Listening — especially to an adversary, real or perceived, and especially to an opponent who will not listen to you — is one of the hardest spiritual disciplines. Will the Anglican primates actually listen to each other, or will they only speak? I hope Rowan Williams insists that conservatives listen to liberals, that liberals listen to conservatives, and then that all sides listen for the voices that they haven’t heard before.

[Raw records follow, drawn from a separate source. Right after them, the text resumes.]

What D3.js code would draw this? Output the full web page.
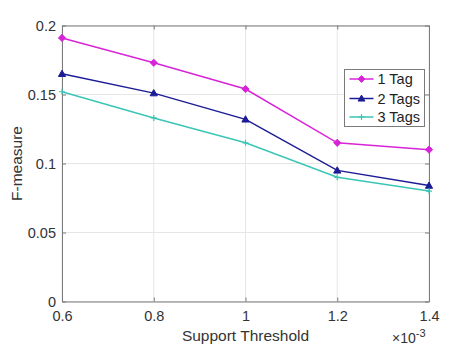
<!DOCTYPE html>
<html>
<head>
<meta charset="utf-8">
<script src="https://cdn.jsdelivr.net/npm/d3@7"></script>
<style>
  html, body { margin: 0; padding: 0; background: #fff; }
  svg { display: block; font-family: "Liberation Sans", Arial, sans-serif; }
</style>
</head>
<body>
<svg id="chart" width="474" height="347"></svg>
<script>
// Support thresholds (×10^-3) and F-measure per tag count
const thresholds = [0.6, 0.8, 1.0, 1.2, 1.4];
const oneTag   = [0.191, 0.173, 0.154, 0.115, 0.110];
const twoTags  = [0.165, 0.151, 0.132, 0.095, 0.084];
const threeTags = [0.152, 0.133, 0.115, 0.090, 0.080];
const xTicks = [0.6, 0.8, 1.0, 1.2, 1.4];
const yTicks = [0, 0.05, 0.1, 0.15, 0.2];
const seriesNames = ["1 Tag", "2 Tags", "3 Tags"];

const series = [
  { name: seriesNames[0], values: oneTag,   color: "#d824d8", marker: "diamond" },
  { name: seriesNames[1], values: twoTags,  color: "#1c1c96", marker: "triangle" },
  { name: seriesNames[2], values: threeTags, color: "#3ac6b6", marker: "plus" }
];

const svg = d3.select("#chart");
const m = { left: 62, top: 25.5, right: 429, bottom: 301.5 };

const x = d3.scaleLinear().domain([0.6, 1.4]).range([m.left, m.right]);
const y = d3.scaleLinear().domain([0, 0.2]).range([m.bottom, m.top]);

// grid
const grid = svg.append("g");
grid.selectAll(".gx").data(xTicks).join("line")
  .attr("x1", d => x(d)).attr("x2", d => x(d))
  .attr("y1", m.top).attr("y2", m.bottom)
  .attr("stroke", "#e6e6e6").attr("stroke-width", 1);
grid.selectAll(".gy").data(yTicks).join("line")
  .attr("x1", m.left).attr("x2", m.right)
  .attr("y1", d => y(d)).attr("y2", d => y(d))
  .attr("stroke", "#e6e6e6").attr("stroke-width", 1);

// axes
const fmtX = d => d3.format("~g")(d);
const fmtY = d => d3.format("~g")(d);
const xAxis = svg.append("g").attr("transform", `translate(0,${m.bottom})`)
  .call(d3.axisBottom(x).tickValues(xTicks).tickFormat(fmtX).tickSizeInner(-4).tickSizeOuter(0).tickPadding(9));
const yAxis = svg.append("g").attr("transform", `translate(${m.left},0)`)
  .call(d3.axisLeft(y).tickValues(yTicks).tickFormat(fmtY).tickSizeInner(-4).tickSizeOuter(0).tickPadding(6));
const xTop = svg.append("g").attr("transform", `translate(0,${m.top})`)
  .call(d3.axisTop(x).tickValues(xTicks).tickFormat("").tickSizeInner(-4).tickSizeOuter(0));
const yRight = svg.append("g").attr("transform", `translate(${m.right},0)`)
  .call(d3.axisRight(y).tickValues(yTicks).tickFormat("").tickSizeInner(-4).tickSizeOuter(0));

[xAxis, yAxis, xTop, yRight].forEach(g => {
  g.select(".domain").attr("stroke", "#7a7a7a").attr("stroke-width", 1);
  g.selectAll(".tick line").attr("stroke", "#7a7a7a");
  g.selectAll("text").attr("fill", "#333").style("font-size", "14.5px")
    .style("font-family", "'Liberation Sans', Arial, sans-serif");
});

// lines
const line = d3.line().x((d, i) => x(thresholds[i])).y(d => y(d));

function drawMarker(g, type, color, size) {
  if (type === "diamond") {
    g.append("path").attr("d", `M0,${-size}L${size},0L0,${size}L${-size},0Z`).attr("fill", color).attr("stroke", color);
  } else if (type === "triangle") {
    g.append("path").attr("d", `M0,${-size}L${size},${size*0.75}L${-size},${size*0.75}Z`).attr("fill", color).attr("stroke", color);
  } else {
    g.append("path").attr("d", `M${-size},0H${size}M0,${-size}V${size}`).attr("stroke", color).attr("stroke-width", 1.2).attr("fill", "none");
  }
}

series.forEach(s => {
  svg.append("path").datum(s.values)
    .attr("d", line).attr("fill", "none").attr("stroke", s.color).attr("stroke-width", 1.5);
  s.values.forEach((v, i) => {
    const g = svg.append("g").attr("transform", `translate(${x(thresholds[i])},${y(v)})`);
    drawMarker(g, s.marker, s.color, s.marker === "plus" ? 3 : 3.6);
  });
});

// axis titles
svg.append("text").attr("x", (m.left + m.right) / 2).attr("y", 341)
  .attr("text-anchor", "middle").attr("fill", "#333").style("font-size", "15.5px")
  .text("Support Threshold");
svg.append("text").attr("transform", `translate(22,${(m.top + m.bottom) / 2}) rotate(-90)`)
  .attr("text-anchor", "middle").attr("fill", "#333").style("font-size", "15.5px")
  .text("F-measure");

// exponent label
const ex = svg.append("text").attr("x", 392).attr("y", 343).attr("fill", "#333").style("font-size", "14px");
ex.append("tspan").text("×10");
ex.append("tspan").attr("dy", -6).style("font-size", "11px").text("-3");

// legend
const lg = svg.append("g");
lg.append("rect").attr("x", 344.5).attr("y", 69.5).attr("width", 80).attr("height", 57)
  .attr("fill", "#fff").attr("stroke", "#7a7a7a").attr("stroke-width", 1);
const rowsY = [79, 98.5, 117];
series.forEach((s, i) => {
  const ry = rowsY[i];
  lg.append("line").attr("x1", 349.5).attr("x2", 373.5).attr("y1", ry).attr("y2", ry)
    .attr("stroke", s.color).attr("stroke-width", 1.5);
  const g = lg.append("g").attr("transform", `translate(361.5,${ry})`);
  drawMarker(g, s.marker, s.color, s.marker === "plus" ? 3 : 3.4);
  lg.append("text").attr("x", 377.5).attr("y", ry + 5).attr("fill", "#222")
    .style("font-size", "14.5px").text(s.name);
});
</script>
</body>
</html>
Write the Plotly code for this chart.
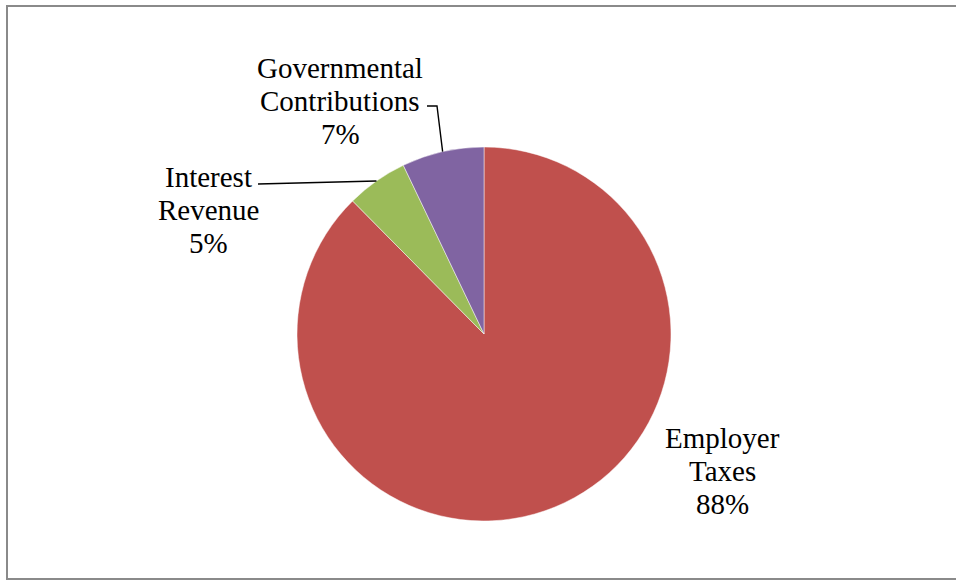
import math
import plotly.graph_objects as go

# ---- data ----
categories = ["Employer Taxes", "Interest Revenue", "Governmental Contributions"]
values = [87.6, 5.3, 7.1]
colors = ["#C0504D", "#9BBB59", "#8064A2"]

W, H = 956, 581
CX, CY, R = 484, 334, 187  # pie geometry in px


def px(x, y):
    return x / W, 1 - y / H


fig = go.Figure()
fig.add_trace(go.Pie(
    labels=categories,
    values=values,
    sort=False,
    direction="clockwise",
    rotation=0,
    marker=dict(colors=colors, line=dict(color="rgba(255,255,255,0.6)", width=0.8)),
    textinfo="none",
    hoverinfo="label+percent",
    showlegend=False,
    domain=dict(x=[(CX - R) / W, (CX + R) / W], y=[1 - (CY + R) / H, 1 - (CY - R) / H]),
))

total = sum(values)
# label layout (style): center x, first-line y, and leader path (elbow points) in px
label_pos = {
    "Employer Taxes": dict(x=722, y=438, leader=None),
    "Interest Revenue": dict(x=208, y=177, leader=[(258, 184)]),
    "Governmental Contributions": dict(x=340, y=68, leader=[(437, 106), (427, 106)]),
}
LINE_GAP = 33

annotations = []
shapes = []
cum = 0.0
for name, v in zip(categories, values):
    mid = (cum + v / 2) / total * 2 * math.pi
    cum += v
    sx = CX + R * math.sin(-mid) * -1
    sy = CY - R * math.cos(mid)
    lp = label_pos[name]
    lines = name.split(" ") + [f"{round(v / total * 100)}%"]
    for i, t in enumerate(lines):
        ax, ay = px(lp["x"], lp["y"] + i * LINE_GAP)
        annotations.append(dict(
            x=ax, y=ay, xref="paper", yref="paper", text=t, showarrow=False,
            xanchor="center", yanchor="middle",
            font=dict(family="Liberation Serif, Times New Roman, serif", size=29, color="#000000"),
        ))
    if lp["leader"]:
        pts = [(sx, sy)] + lp["leader"]
        path = "M " + " L ".join(f"{px(a, b)[0]},{px(a, b)[1]}" for a, b in pts)
        shapes.append(dict(type="path", xref="paper", yref="paper", path=path,
                           line=dict(color="#000000", width=1.4)))

# outer border
bx0, by0 = px(7, 6)
bx1, by1 = px(970, 579)
shapes.append(dict(type="rect", xref="paper", yref="paper", x0=bx0, y0=by1, x1=bx1, y1=by0,
                   line=dict(color="#8a8a8a", width=2), layer="below"))

fig.update_layout(
    width=W, height=H,
    margin=dict(l=0, r=0, t=0, b=0),
    paper_bgcolor="white", plot_bgcolor="white",
    annotations=annotations,
    shapes=shapes,
)

fig.write_html("out.html")
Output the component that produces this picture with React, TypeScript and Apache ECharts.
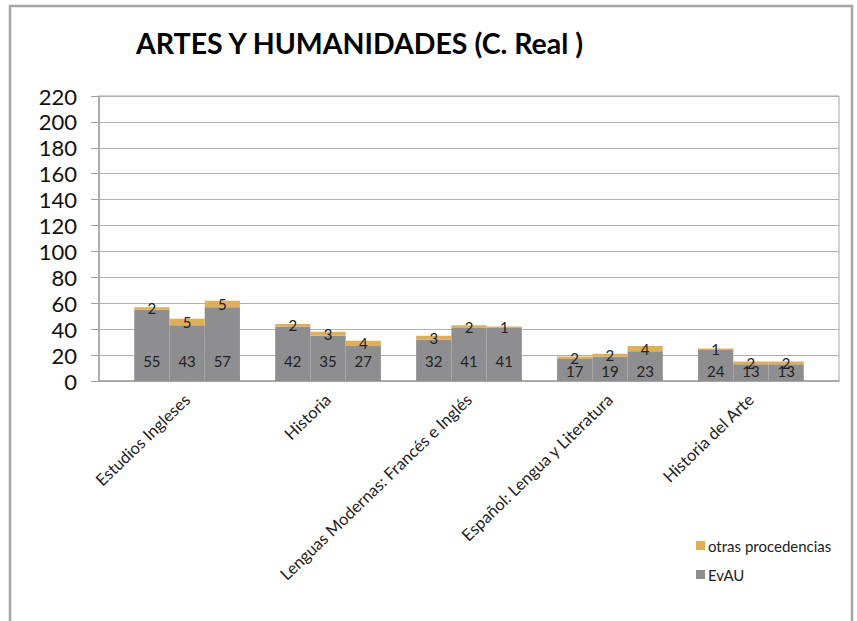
import React, { useEffect, useRef } from "react";
import * as echarts from "echarts";

const categories = [
  "Estudios Ingleses",
  "Historia",
  "Lenguas Modernas: Francés e Inglés",
  "Español: Lengua y Literatura",
  "Historia del Arte",
];
const evau = [
  [55, 43, 57],
  [42, 35, 27],
  [32, 41, 41],
  [17, 19, 23],
  [24, 13, 13],
];
const otras = [
  [2, 5, 5],
  [2, 3, 4],
  [3, 2, 1],
  [2, 2, 4],
  [1, 2, 2],
];
const yTicks = { min: 0, max: 220, interval: 20 };

const FONT = "Lato, 'Noto Sans', sans-serif";

// build slot layout: one empty slot before each group, plus trailing empty slot
function buildSlots() {
  const labels: string[] = [];
  const ev: any[] = [];
  const ot: any[] = [];
  categories.forEach((c, ci) => {
    labels.push("");
    ev.push(null);
    ot.push(null);
    evau[ci].forEach((v, bi) => {
      labels.push(bi === 1 ? c : "");
      ev.push({ value: v, label: { distance: ci < 3 ? 13 : 3 } });
      ot.push(otras[ci][bi]);
    });
  });
  labels.push("");
  ev.push(null);
  ot.push(null);
  return { labels, ev, ot };
}

export default function App() {
  const ref = useRef<HTMLDivElement>(null);
  useEffect(() => {
    if (!ref.current) return;
    const chart = echarts.init(ref.current, null, { renderer: "svg" });
    const { labels, ev, ot } = buildSlots();
    chart.setOption({
      animation: false,
      backgroundColor: "#fff",
      textStyle: { fontFamily: FONT },
      title: {
        text: "ARTES Y HUMANIDADES (C. Real )",
        left: 131,
        top: 23,
        textStyle: { fontFamily: FONT, fontSize: 28.5, fontWeight: "bold", color: "#000" },
      },
      graphic: [
        {
          type: "rect",
          shape: { x: 10, y: 6, width: 842, height: 700 },
          style: { fill: "none", stroke: "#a6a6a6", lineWidth: 2.5 },
          silent: true,
        },
      ],
      legend: {
        orient: "vertical",
        left: 691,
        top: 533,
        itemWidth: 9,
        itemHeight: 9,
        itemGap: 14,
        icon: "rect",
        data: ["otras procedencias", "EvAU"],
        textStyle: { fontFamily: FONT, fontSize: 15, color: "#222", padding: [0, 0, 0, -2] },
      },
      grid: {
        left: 99,
        right: 18,
        top: 96,
        bottom: 240,
        show: true,
        borderColor: "#a6a6a6",
        borderWidth: 1,
      },
      xAxis: {
        type: "category",
        data: labels,
        axisLine: { lineStyle: { color: "#a0a0a0", width: 1.5 } },
        axisTick: { interval: 0, length: 6, lineStyle: { color: "#a0a0a0" } },
        axisLabel: {
          interval: 0,
          rotate: 44,
          margin: 16,
          fontFamily: FONT,
          fontSize: 16.5,
          color: "#222",
        },
      },
      yAxis: {
        type: "value",
        min: yTicks.min,
        max: yTicks.max,
        interval: yTicks.interval,
        axisLine: { show: true, lineStyle: { color: "#a0a0a0", width: 1.5 } },
        axisTick: { show: true, length: 8, lineStyle: { color: "#a0a0a0" } },
        splitLine: { lineStyle: { color: "#b0b0b0", width: 1 } },
        axisLabel: { margin: 22, fontFamily: FONT, fontSize: 22, color: "#111" },
      },
      series: [
        {
          name: "EvAU",
          type: "bar",
          stack: "t",
          barCategoryGap: "0%",
          data: ev,
          itemStyle: { color: "#8e8e91" },
          label: {
            show: true,
            position: "insideBottom",
            fontFamily: FONT,
            fontSize: 15,
            color: "#222",
          },
        },
        {
          name: "otras procedencias",
          type: "bar",
          stack: "t",
          barCategoryGap: "0%",
          data: ot,
          itemStyle: { color: "#dfae5b" },
          label: {
            show: true,
            position: "inside",
            fontFamily: FONT,
            fontSize: 15,
            color: "#222",
          },
        },
      ],
    });
    return () => chart.dispose();
  }, []);
  return (
    <div
      ref={ref}
      style={{ position: "fixed", left: 0, top: 0, width: 857, height: 621 }}
    />
  );
}
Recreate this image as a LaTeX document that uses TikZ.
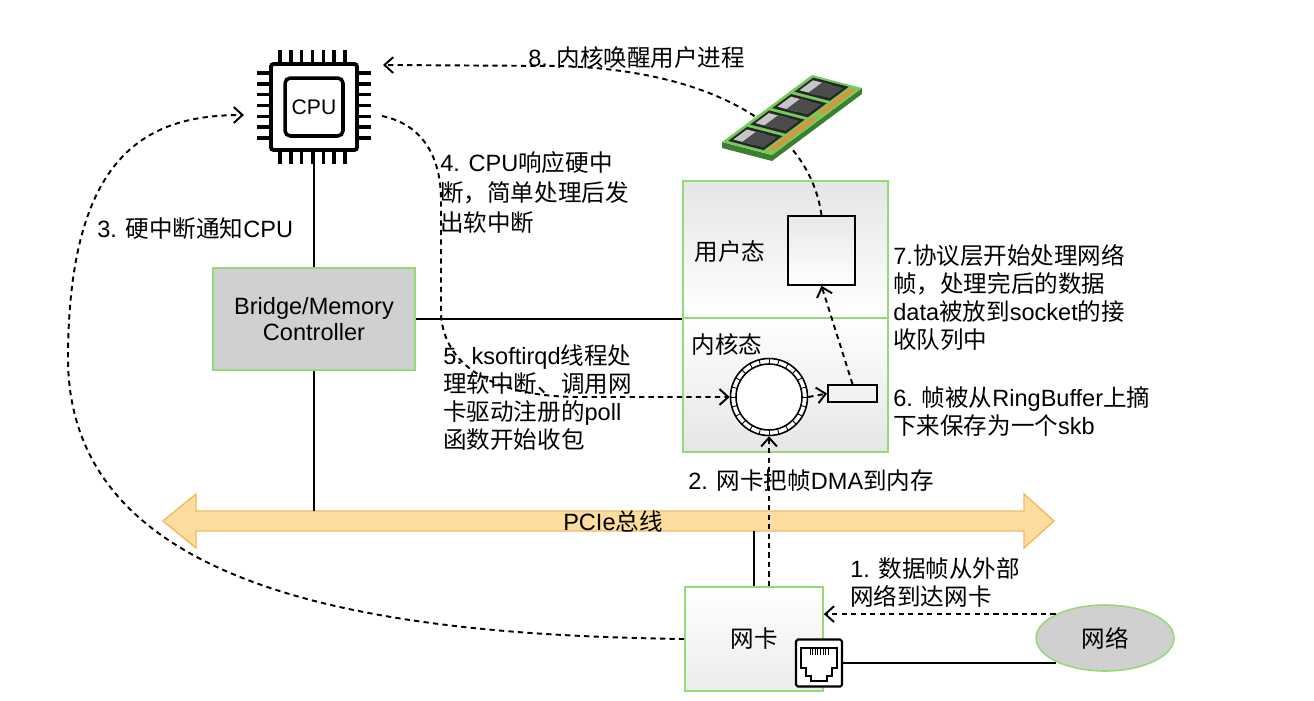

I bought The Essential Jesus: Original Sayings and Earliest Images in an airport bookstore after I opened it to page 37 and read this verse:
To listen to you
or to listen to me
is not to hear us
but to hear the God who sent us both.
I thought it was a version of Matthew 18:20 — “For where two or three are gathered in my name, I am there among them” — and that is certainly the passage it has illuminated for me ever since. (The verse is actually Matthew 10:40 recast.) And it gave me a new way of understanding the famous verse about the location of the kingdom of God. (Is it “within you,” “among you,” “in your midst,” or “at hand”? Or perhaps, as one theologian suggested, is it “available”? Or perhaps the Greek is best for suggesting all these possibilities at once.)
It’s impossible to be the church by oneself; it’s impossible to hear God’s voice only by listening to oneself. But to listen to you — to listen to each other . . . now that would be something revelatory. Here’s to the bishops’ discernment — an outcome I almost have too little faith to hope for.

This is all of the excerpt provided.